After a full two minutes, I slowly turned the knob, poking my head in. Except for muted voices, the house was quiet, the kitchen light bleeding into the dim living room. The sudden worry that the twins could be home sick and resting popped into my head, so instead of risking waking up my niece and nephew with more knocking, I let myself in, calling softly to Abby the second she and Liis were in view. Abby was seated at the dining room table—albeit scooted back just enough to make room for her growing baby bump—staring at one of the many papers scattered in front of her. Liis was standing, pointing at something that seemed of interest. They were both at different stages of pregnancy, and for a moment, I just stood there, taking in the moment.
Abby’s glow was undeniable, a serene warmth that only enhanced her natural confidence as a mother. It looked like a scene in an oil painting, Abby surrounded by framed photos, plants, drawings hanging from the fridge.

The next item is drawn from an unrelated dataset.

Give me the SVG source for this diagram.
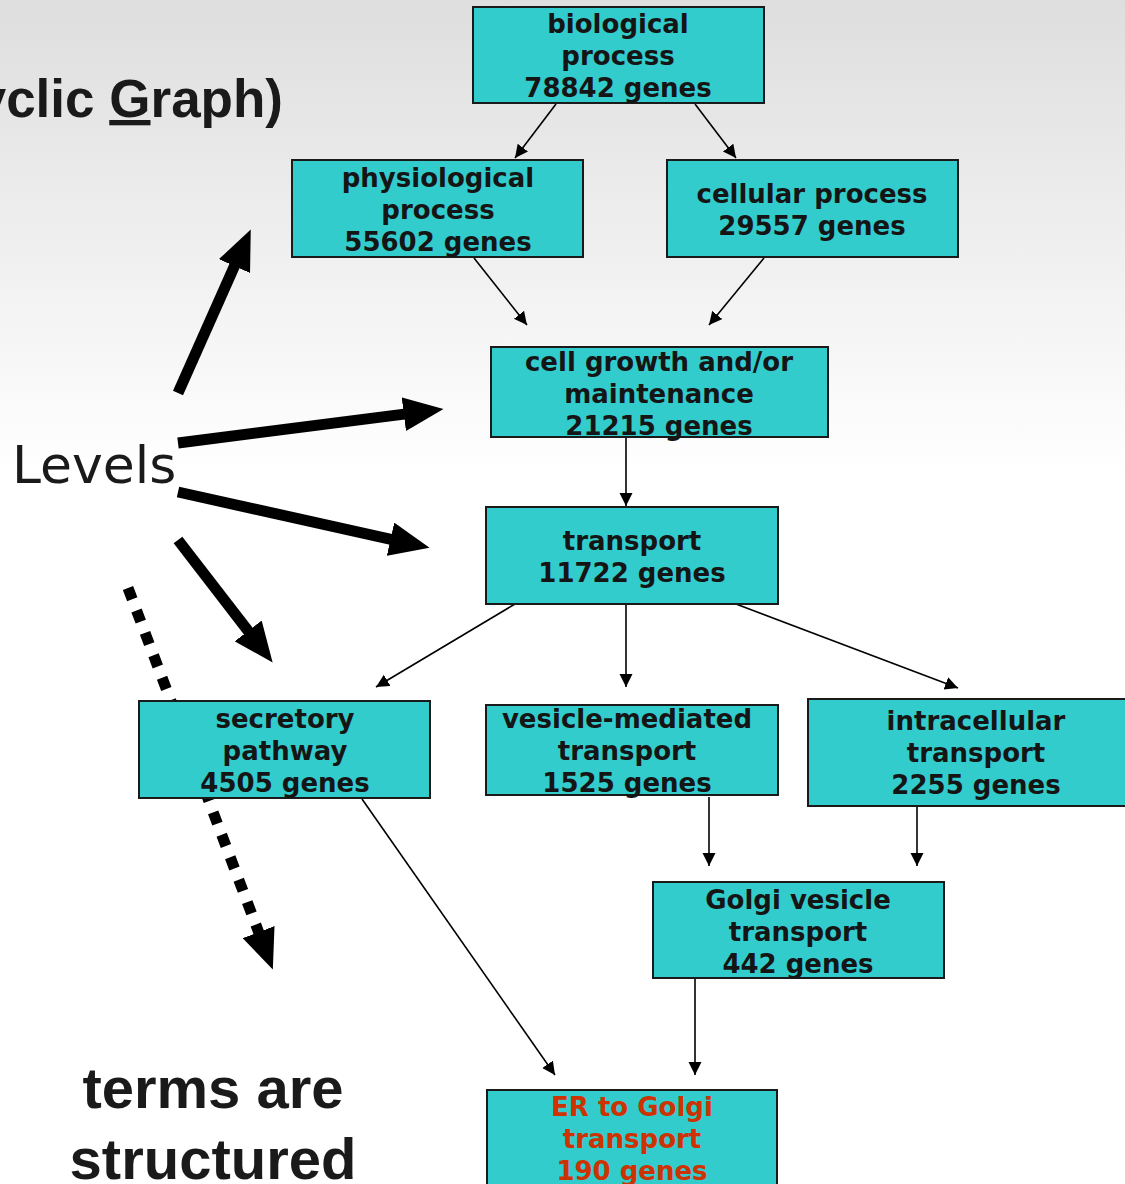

Liis, on the other hand, carried her pregnancy with the same sharp determination she did everything else. Even as she gestured to something on the table, her movements were precise, purposeful—like she’d mapped out every step of her new chapter in life.
It should have hurt more, the realization that Liis could effortlessly build a family with Thomas when Trenton and I couldn’t seem to catch a break. But it didn’t. Not in the way I’d feared. When Liis and Thomas announced their pregnancy, I’d braced myself for the sharp pang of jealousy that usually followed those moments, but it never came. Maybe it was because Liis had never been the type to have the same dreams of children that I had. Her pregnancy felt more like a surprise plot twist than a golden ticket.

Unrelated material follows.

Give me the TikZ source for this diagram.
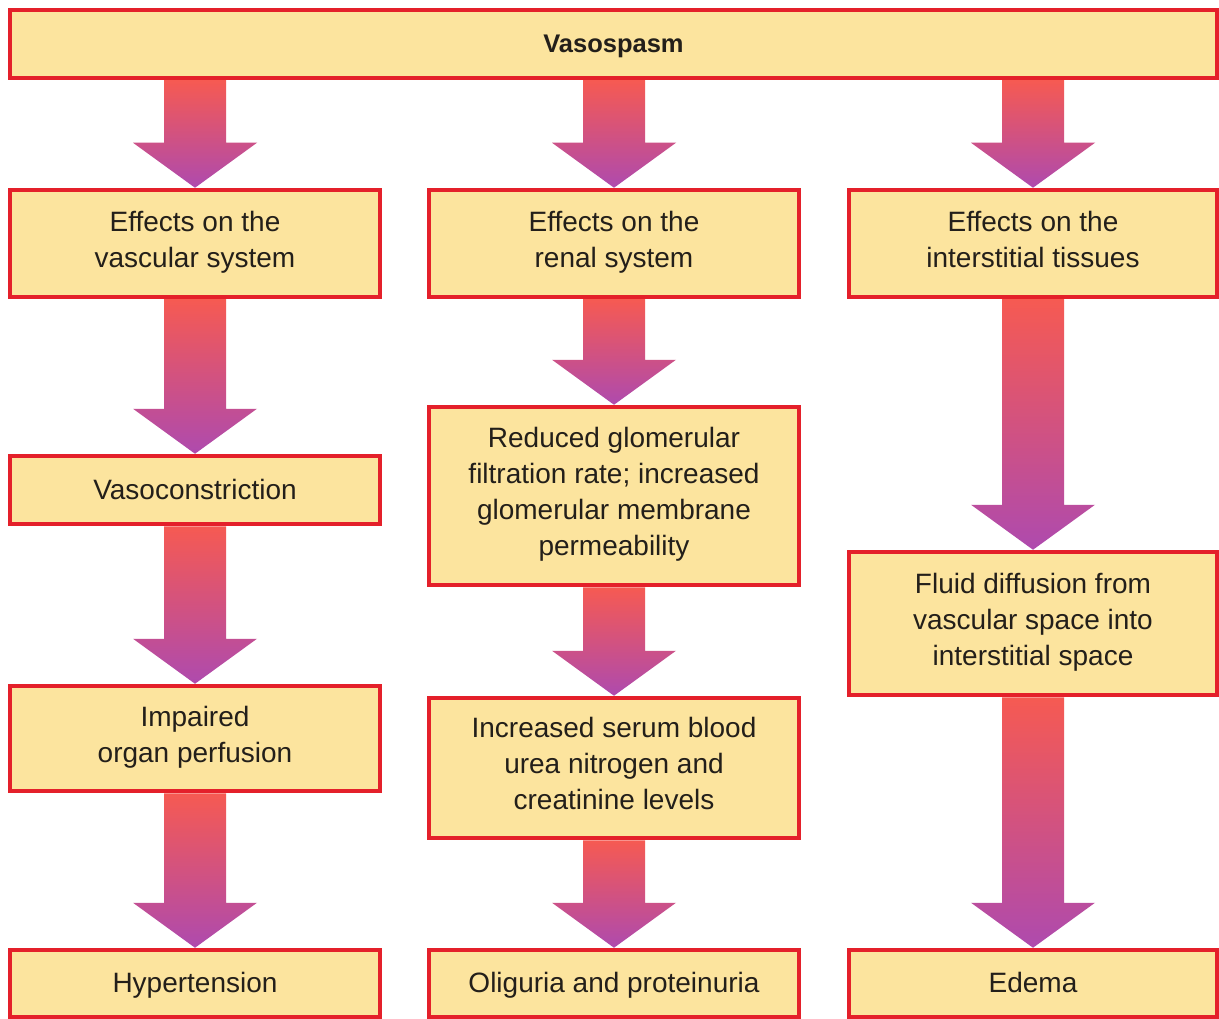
\documentclass[tikz,border=0pt]{standalone}
\usepackage{fontspec}
\setmainfont{Liberation Sans}
\usetikzlibrary{calc,backgrounds}
\definecolor{boxred}{HTML}{E4202A}
\definecolor{boxfill}{HTML}{FCE49E}
\definecolor{arrtop}{HTML}{F65A52}
\definecolor{arrbot}{HTML}{AE4AAE}
\definecolor{txt}{HTML}{231F1A}
\newcommand\topstrut{\rule{0pt}{27pt}}
\newcommand\botstrut{\rule[-9pt]{0pt}{9pt}}
\tikzset{
  box/.style={draw=boxred, line width=4.5pt, fill=boxfill, inner sep=0pt, align=center,
    text=txt, font=\fontsize{28}{36}\selectfont,
    execute at begin node=\topstrut, execute at end node=\botstrut},
}
\newcommand\fatarrow[2]{%
  \shade[top color=arrtop, bottom color=arrbot]
    let \p1=(#1.south), \p2=(#2.north) in
    (\x1-31pt,\y1) -- (\x1+31pt,\y1) -- (\x1+31pt,\y2+45pt) -- (\x1+62pt,\y2+45pt)
    -- (\x2,\y2) -- (\x1-62pt,\y2+45pt) -- (\x1-31pt,\y2+45pt) -- cycle;}
\begin{document}
\begin{tikzpicture}[x=1pt,y=-1pt]
\useasboundingbox (0,0) rectangle (1219,1019);
\node[box, minimum width=1207pt, minimum height=68pt, font=\fontsize{25.5}{30}\selectfont\bfseries] (top) at (613.5,44) {Vasospasm};
% column 1
\node[box, minimum width=370pt, minimum height=107pt] (vas) at (195,243.5) {Effects on the\\vascular system};
\node[box, minimum width=370pt, minimum height=68pt] (con) at (195,490) {Vasoconstriction};
\node[box, minimum width=370pt, minimum height=105pt] (imp) at (195,738.5) {Impaired\\organ perfusion};
\node[box, minimum width=370pt, minimum height=67pt] (hyp) at (195,983.5) {Hypertension};
% column 2
\node[box, minimum width=370pt, minimum height=107pt] (ren) at (614,243.5) {Effects on the\\renal system};
\node[box, minimum width=370pt, minimum height=178pt] (gfr) at (614,496) {Reduced glomerular\\filtration rate; increased\\glomerular membrane\\permeability};
\node[box, minimum width=370pt, minimum height=140pt] (bun) at (614,768) {Increased serum blood\\urea nitrogen and\\creatinine levels};
\node[box, minimum width=370pt, minimum height=67pt] (oli) at (614,983.5) {Oliguria and proteinuria};
% column 3
\node[box, minimum width=368pt, minimum height=107pt] (int) at (1033,243.5) {Effects on the\\interstitial tissues};
\node[box, minimum width=368pt, minimum height=143pt] (flu) at (1033,623.5) {Fluid diffusion from\\vascular space into\\interstitial space};
\node[box, minimum width=368pt, minimum height=67pt] (ede) at (1033,983.5) {Edema};
\begin{pgfonlayer}{background}
\fill[white] (0,0) rectangle (1219,1019);
\coordinate (t1) at (vas.north |- top.south);
\coordinate (t2) at (ren.north |- top.south);
\coordinate (t3) at (int.north |- top.south);
\fatarrow{t1}{vas}
\fatarrow{t2}{ren}
\fatarrow{t3}{int}
\fatarrow{vas}{con}
\fatarrow{con}{imp}
\fatarrow{imp}{hyp}
\fatarrow{ren}{gfr}
\fatarrow{gfr}{bun}
\fatarrow{bun}{oli}
\fatarrow{int}{flu}
\fatarrow{flu}{ede}
\end{pgfonlayer}
\end{tikzpicture}
\end{document}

Toto trotted over to me, collar jingling. He’d onlyboofedonce. Even he knew better than to make noise when the babies were sleeping. That, and he was getting older, blind in one eye and moving slower, preferring quiet pats over his once-legendary bark-a-thons.

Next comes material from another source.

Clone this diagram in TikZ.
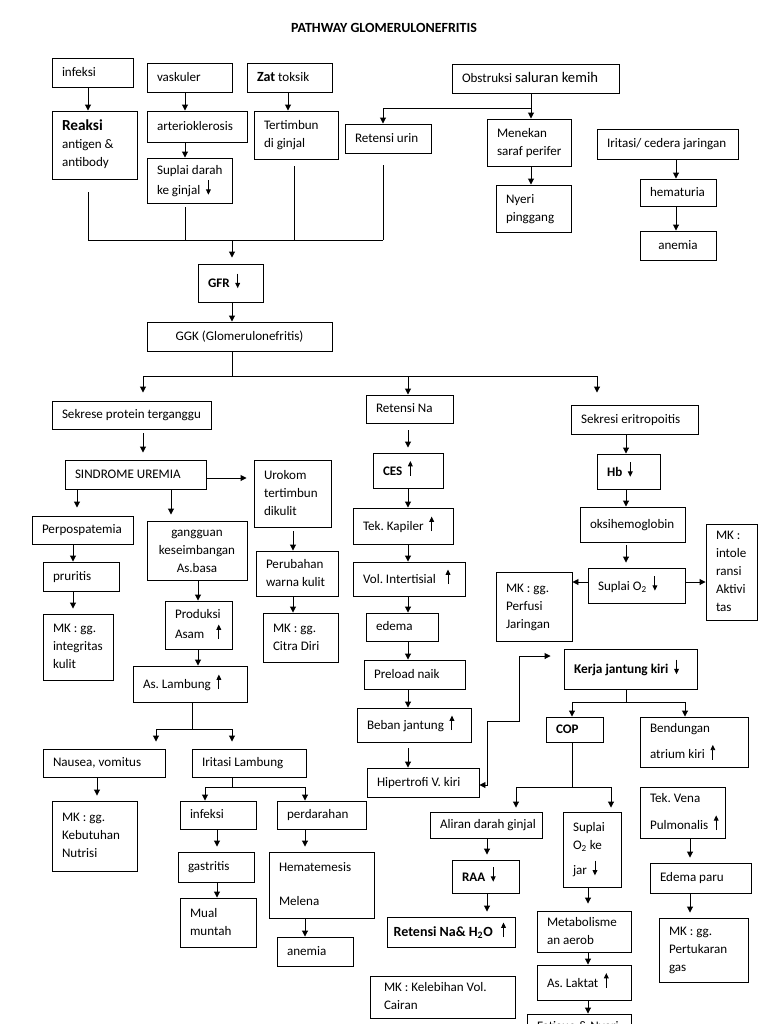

“Abby? Sorry. I just let myself in. I didn’t want to knock again.”
Abby pushed herself to stand and looked at her watch, walking toward me as Liis gathered the papers and put them in a file folder. “Oh my gosh, is it one already? I’m sorry, I didn’t hear the door. Lena always insisted on answering it when she was our nanny, and I can’t seem to get back into the habit.”
“Oh, that’s right,” I said softly, remembering the whirlwind when Lena left with barely any notice. “How are the kids adjusting?”
“They miss her,” Abby replied. “I miss her, too,” she added. There was a rawness to her tone, a vulnerability she didn’t often let slip through.
“I’m sorry. If you need help, please call me. I’m not the kid whisperer that Lena was, but I have other useful talents. I’m especially good at answering doors.”
Abby breathed out a laugh.
“How’s the morning sickness?” I asked, walking with her to the kitchen.
“I haven’t had any for a while, thank God,” she said, mindlessly touching her middle. “It was brutal this time around.”
I set the pasta maker down on the counter. “Thank you.”
Abby smiled. “No sense in you spending the money when I have one. How was the Bucatini?”
“Well, I didn’t totally screw it up, so I call that a win. Are you doing taxes or something?”
“Oh,” Abby said, glancing back at the table.